List of Demands

Six Demands for Immediate Action

1. Invest in actually affordable housing. Obtain vacant buildings to convert into housing. Create 10,000 units of rent-geared to income housing in the next 24 months.

2. Immediately enforce an eviction moratorium. The Toronto Foundation estimates that 10% of renters are at risk of eviction – that is at least 130,000 people!

3. Immediately end the criminalization of encampments and issue a moratorium on clearing encampments. No one should be ticketed or harassed by police or private security for living in a park.

4. All shelter and supportive housing sites must be user-friendly and include robust overdose prevention and harm reduction services.

5. Until there is enough permanent, safe, dignified, and affordable housing, immediately ensure enough emergency shelters. That means 2000 more rooms within 4 months.

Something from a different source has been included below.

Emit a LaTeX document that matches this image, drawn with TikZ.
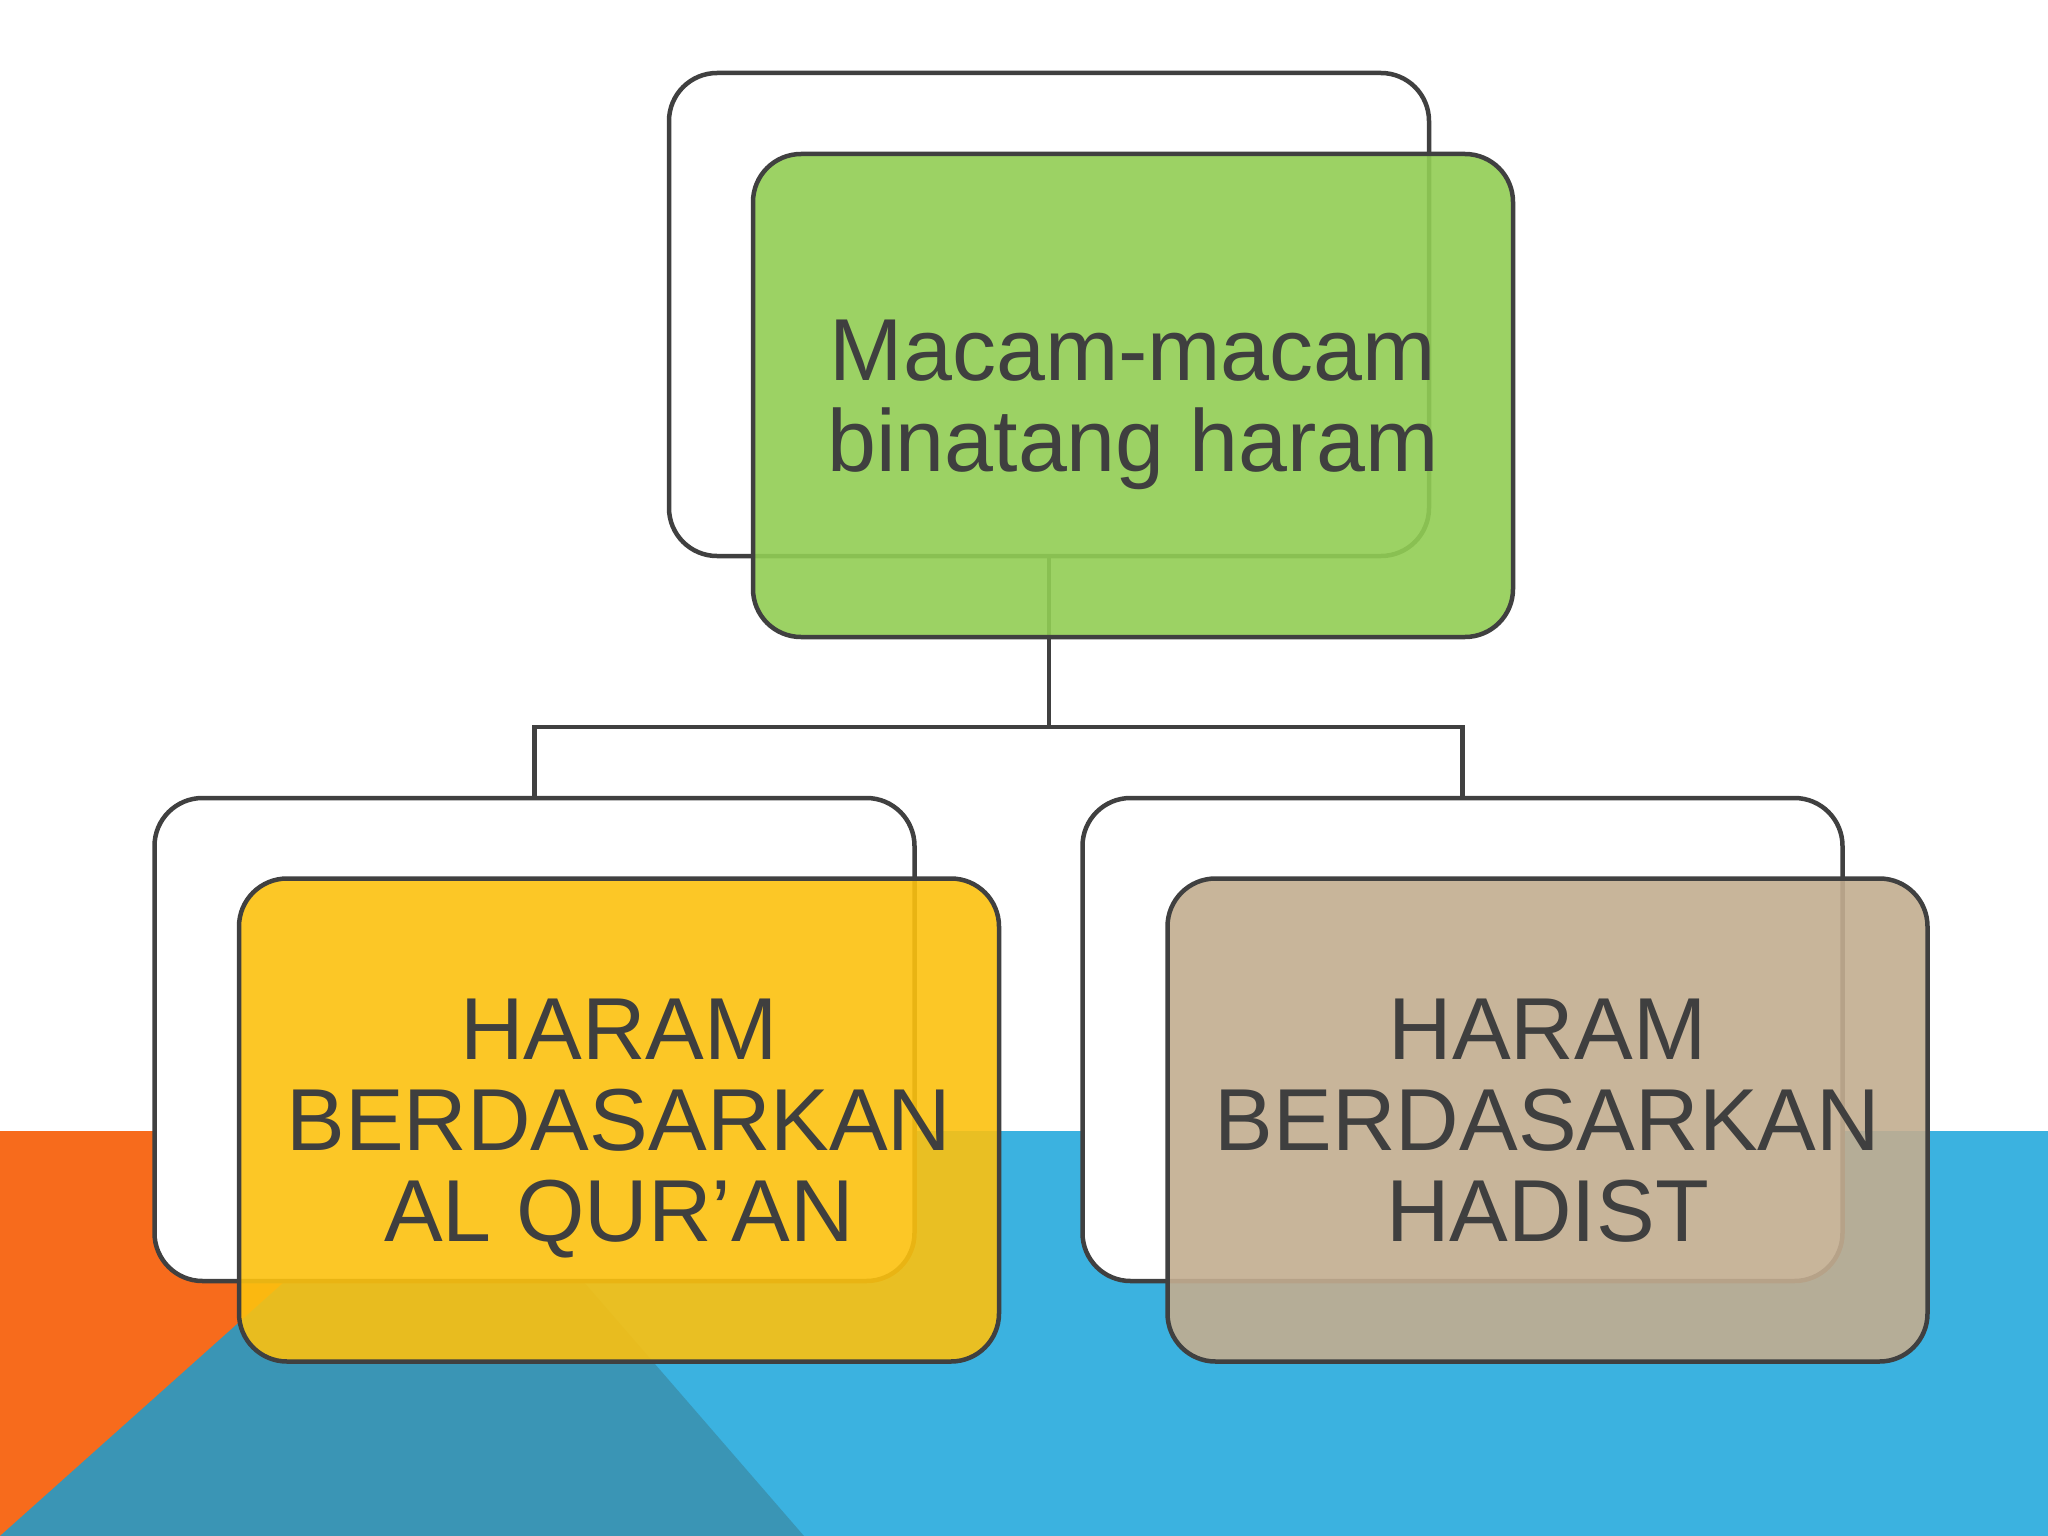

6. Immediately provide winter survival gear for those in encampments, including fire safety gear like fire extinguisher, and sand as well as sleeping bags, access to food and water, winter clothing like mitts, toques, long underwear, jackets and wool socks.

List of Demands

  • Homelessness State of Emergency: That the City of Toronto call a state of emergency as it relates to the homelessness crisis in the city.
  • Opioid State of Emergency: That, due to its impact on people who are homeless, and the rising number of overdoses and overdose deaths in and out of the shelter system, that the City of Toronto call a state of emergency as it relates to the opioid crisis, and seek Provincial and Federal assistance in the fast tracking and funding of Overdose Prevention Sites and other overdose prevention initiatives.
  • Open all available emergency shelter options now: That the City of Toronto immediately open all four Sprung Instant Structures, and any other available spaces to ensure there is adequate access to shelter during this current emergency, including 24/7 safe spaces for women, children, LBGT individuals, as well as harm reduction and low barrier options.
  • Add 2,000 new shelter beds or transitional housing units. That the City of Toronto open an additional 2,000 shelter beds or transitional housing units in 2019 in order to respond to the dangerously over-crowded occupancy levels currently being experienced in all sectors of the city’s shelter system.
  • Increased investment in rent-geared-to-income social housing: That the City of Toronto commit to investing in, at a minimum, 5,000 new rent-geared-to-income social housing and supportive housing units per year.
  • Significant budget increase for housing and homelessness supports: That all levels of government, including the City of Toronto, immediately commit to investing an additional 1% of their total budgets to solving the housing and homelessness crisis.
  • Increased investment in preventing homelessness: That the City of Toronto preserve our current supply of affordable housing by ensuring no further TCHC housing is sold or shuttered due to disrepair, and by developing a framework of policies and funded programs to prevent the loss of low-income housing and the displacement of low-income tenants.